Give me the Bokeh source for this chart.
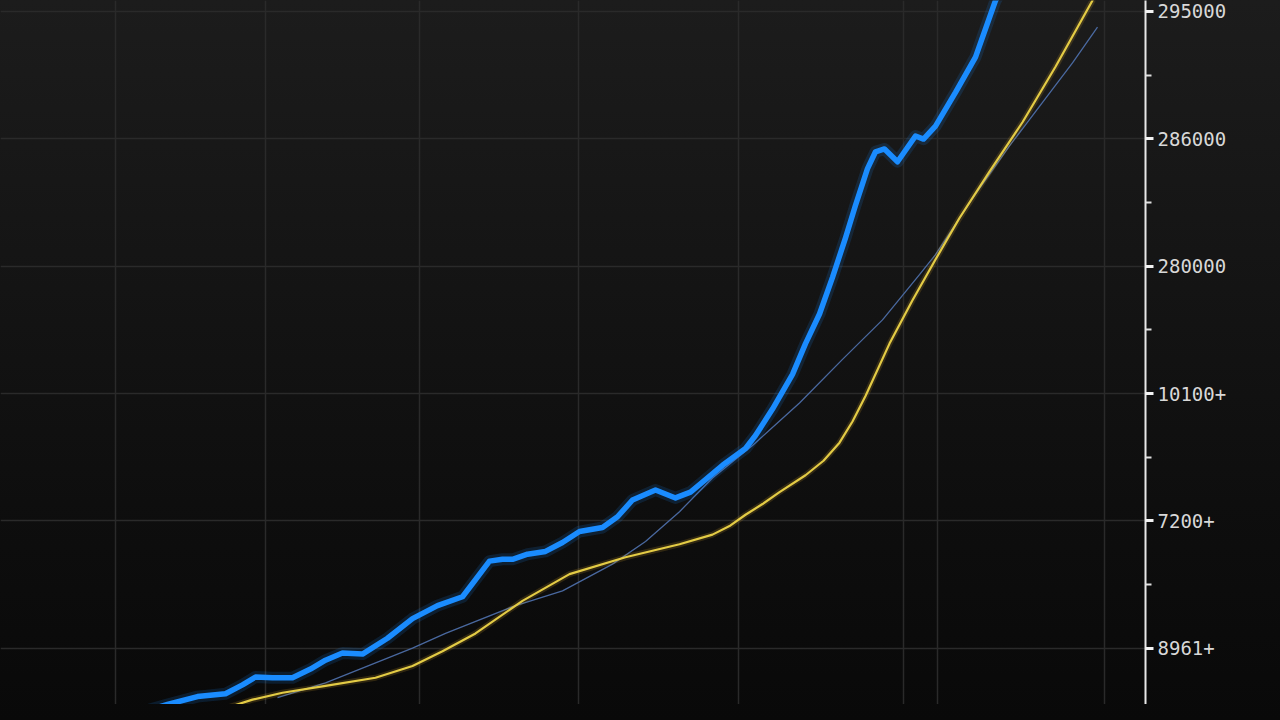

--

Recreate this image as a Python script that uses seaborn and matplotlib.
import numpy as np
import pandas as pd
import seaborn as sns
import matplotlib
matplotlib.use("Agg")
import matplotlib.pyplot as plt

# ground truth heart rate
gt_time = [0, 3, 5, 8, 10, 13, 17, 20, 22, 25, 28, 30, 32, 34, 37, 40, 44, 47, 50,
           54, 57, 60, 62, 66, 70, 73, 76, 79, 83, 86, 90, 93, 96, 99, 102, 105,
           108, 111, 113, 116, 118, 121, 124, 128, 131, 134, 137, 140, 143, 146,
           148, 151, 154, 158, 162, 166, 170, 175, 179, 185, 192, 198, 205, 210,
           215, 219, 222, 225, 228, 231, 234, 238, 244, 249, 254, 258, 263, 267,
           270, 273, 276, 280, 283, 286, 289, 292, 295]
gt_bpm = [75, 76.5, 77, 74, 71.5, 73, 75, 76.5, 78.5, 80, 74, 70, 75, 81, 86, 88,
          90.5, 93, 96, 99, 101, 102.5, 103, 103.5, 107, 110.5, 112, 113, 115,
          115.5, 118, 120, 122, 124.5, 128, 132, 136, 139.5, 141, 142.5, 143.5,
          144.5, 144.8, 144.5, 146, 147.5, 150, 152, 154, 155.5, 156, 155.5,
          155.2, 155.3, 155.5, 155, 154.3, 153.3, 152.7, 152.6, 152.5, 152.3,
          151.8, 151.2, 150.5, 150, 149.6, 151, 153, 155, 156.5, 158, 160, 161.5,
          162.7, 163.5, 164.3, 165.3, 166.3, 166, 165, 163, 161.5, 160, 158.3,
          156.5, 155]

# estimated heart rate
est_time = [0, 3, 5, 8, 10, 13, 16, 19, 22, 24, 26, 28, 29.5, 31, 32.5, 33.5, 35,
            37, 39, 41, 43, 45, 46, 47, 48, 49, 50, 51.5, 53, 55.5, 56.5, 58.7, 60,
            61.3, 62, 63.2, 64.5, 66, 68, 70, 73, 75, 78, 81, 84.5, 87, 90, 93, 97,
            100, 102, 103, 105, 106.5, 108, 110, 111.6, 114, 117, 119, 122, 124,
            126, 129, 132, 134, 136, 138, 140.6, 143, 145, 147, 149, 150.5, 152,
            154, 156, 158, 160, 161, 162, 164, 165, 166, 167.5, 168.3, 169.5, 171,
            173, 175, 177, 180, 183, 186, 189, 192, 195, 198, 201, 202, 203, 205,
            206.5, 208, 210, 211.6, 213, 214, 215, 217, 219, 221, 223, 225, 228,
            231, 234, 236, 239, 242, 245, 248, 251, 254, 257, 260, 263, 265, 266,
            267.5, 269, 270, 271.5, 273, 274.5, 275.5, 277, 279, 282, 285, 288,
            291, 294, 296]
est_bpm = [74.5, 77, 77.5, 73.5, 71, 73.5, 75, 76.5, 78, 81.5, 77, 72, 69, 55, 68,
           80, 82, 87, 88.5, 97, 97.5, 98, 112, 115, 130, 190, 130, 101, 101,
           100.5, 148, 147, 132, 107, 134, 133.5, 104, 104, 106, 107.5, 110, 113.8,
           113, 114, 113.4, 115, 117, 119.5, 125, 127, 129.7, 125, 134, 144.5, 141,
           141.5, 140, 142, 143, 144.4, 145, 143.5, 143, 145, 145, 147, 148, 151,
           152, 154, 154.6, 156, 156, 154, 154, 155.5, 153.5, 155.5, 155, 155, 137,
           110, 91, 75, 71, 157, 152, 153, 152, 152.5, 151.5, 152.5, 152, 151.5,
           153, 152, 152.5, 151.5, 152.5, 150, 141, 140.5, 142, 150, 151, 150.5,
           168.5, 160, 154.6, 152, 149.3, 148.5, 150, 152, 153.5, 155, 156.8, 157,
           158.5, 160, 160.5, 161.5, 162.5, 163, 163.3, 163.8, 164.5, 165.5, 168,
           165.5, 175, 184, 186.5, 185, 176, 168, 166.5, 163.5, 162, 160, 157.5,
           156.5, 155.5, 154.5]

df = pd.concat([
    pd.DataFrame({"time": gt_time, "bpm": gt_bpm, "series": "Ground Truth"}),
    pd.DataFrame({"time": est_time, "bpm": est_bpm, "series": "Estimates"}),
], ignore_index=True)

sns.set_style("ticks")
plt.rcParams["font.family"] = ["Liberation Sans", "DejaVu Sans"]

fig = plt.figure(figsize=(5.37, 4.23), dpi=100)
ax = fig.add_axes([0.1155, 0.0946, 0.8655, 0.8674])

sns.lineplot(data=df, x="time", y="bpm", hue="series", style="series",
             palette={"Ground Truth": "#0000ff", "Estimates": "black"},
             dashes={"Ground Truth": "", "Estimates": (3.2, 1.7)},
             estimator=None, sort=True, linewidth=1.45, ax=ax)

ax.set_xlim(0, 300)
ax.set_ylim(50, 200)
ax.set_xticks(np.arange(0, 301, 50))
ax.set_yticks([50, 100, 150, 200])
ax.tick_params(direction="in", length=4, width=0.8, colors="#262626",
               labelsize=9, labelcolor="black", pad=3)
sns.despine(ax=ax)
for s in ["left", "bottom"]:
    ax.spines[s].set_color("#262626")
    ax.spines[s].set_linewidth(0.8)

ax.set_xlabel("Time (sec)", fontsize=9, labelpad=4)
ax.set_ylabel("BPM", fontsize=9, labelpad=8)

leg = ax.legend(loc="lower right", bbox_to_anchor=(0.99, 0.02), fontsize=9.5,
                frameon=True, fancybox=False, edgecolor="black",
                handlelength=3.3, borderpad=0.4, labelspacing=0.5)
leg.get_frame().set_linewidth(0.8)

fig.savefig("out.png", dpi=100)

#### EXERCISE INSTRUCTIONS
What is the number of lines containing "seaborn"? Give that number only.

#### SOLVED PROBLEM
2